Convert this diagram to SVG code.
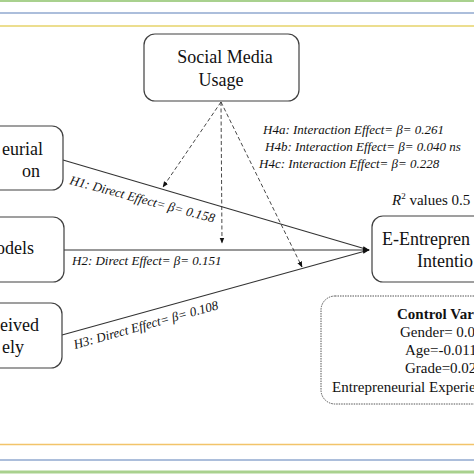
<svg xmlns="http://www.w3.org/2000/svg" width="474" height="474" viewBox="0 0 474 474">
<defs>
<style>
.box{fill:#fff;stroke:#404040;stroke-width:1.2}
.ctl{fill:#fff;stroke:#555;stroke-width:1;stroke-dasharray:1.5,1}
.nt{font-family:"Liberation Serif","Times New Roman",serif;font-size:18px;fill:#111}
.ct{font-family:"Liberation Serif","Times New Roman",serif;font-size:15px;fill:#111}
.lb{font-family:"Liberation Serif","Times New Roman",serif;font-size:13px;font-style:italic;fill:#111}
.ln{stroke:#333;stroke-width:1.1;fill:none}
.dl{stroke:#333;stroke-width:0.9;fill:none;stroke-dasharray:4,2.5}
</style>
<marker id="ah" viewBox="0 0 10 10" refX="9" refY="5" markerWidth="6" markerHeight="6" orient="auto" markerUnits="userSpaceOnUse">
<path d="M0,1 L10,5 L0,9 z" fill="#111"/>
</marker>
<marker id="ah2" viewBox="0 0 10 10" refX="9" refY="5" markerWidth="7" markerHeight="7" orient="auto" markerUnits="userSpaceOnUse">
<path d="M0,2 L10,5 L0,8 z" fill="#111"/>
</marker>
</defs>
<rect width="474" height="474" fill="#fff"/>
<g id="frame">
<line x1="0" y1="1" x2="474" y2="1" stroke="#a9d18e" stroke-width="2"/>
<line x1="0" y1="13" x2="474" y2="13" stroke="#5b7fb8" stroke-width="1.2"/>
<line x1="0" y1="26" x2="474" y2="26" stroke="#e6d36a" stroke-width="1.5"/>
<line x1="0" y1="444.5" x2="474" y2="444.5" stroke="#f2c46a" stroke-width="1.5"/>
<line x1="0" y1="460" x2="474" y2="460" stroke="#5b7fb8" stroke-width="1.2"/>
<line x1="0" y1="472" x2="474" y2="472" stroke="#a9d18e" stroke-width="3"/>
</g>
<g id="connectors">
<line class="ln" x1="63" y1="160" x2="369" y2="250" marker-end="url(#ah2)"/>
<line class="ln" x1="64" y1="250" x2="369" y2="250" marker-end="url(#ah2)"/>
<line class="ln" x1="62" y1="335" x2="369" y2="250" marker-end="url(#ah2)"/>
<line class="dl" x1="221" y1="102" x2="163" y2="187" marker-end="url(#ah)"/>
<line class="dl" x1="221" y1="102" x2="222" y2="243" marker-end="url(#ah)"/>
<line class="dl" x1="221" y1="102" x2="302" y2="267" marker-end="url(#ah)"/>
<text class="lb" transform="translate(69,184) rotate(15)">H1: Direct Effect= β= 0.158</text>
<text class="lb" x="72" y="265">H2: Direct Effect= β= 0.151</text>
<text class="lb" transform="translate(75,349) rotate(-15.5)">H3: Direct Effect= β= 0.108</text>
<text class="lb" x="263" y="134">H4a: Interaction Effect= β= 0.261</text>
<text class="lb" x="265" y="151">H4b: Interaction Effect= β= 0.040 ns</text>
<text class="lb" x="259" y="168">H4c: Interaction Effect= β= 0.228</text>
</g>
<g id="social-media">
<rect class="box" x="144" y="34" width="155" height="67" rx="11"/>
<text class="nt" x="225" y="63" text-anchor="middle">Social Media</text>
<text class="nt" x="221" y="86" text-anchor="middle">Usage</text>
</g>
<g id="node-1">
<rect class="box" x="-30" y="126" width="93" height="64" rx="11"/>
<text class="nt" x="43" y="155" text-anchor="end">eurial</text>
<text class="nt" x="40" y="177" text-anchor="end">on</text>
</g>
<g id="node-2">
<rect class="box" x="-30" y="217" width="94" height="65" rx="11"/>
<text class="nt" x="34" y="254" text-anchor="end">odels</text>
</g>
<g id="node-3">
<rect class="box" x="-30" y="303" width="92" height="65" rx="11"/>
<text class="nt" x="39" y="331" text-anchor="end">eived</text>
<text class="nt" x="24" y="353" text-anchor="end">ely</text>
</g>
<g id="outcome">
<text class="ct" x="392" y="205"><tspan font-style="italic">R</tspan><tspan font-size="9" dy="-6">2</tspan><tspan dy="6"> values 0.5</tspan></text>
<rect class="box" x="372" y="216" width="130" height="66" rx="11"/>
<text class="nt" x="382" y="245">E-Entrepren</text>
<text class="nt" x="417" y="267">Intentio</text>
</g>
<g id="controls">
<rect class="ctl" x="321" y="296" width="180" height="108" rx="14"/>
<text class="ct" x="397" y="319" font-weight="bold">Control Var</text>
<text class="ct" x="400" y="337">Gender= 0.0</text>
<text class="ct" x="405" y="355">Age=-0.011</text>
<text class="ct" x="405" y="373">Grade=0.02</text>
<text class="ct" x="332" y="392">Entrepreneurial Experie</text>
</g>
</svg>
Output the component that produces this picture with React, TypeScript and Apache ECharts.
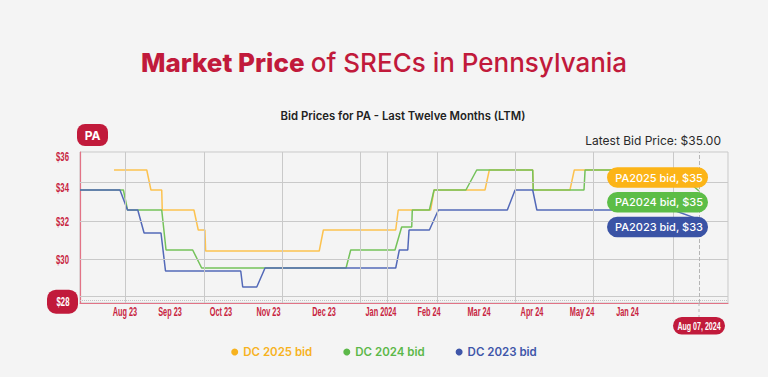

* Exercise instructions *
Look through the records and gather every line containing "this".

* Solution to the problem *
Convert this diagram to SVG code.
Output the component that produces this picture with React, TypeScript and Apache ECharts.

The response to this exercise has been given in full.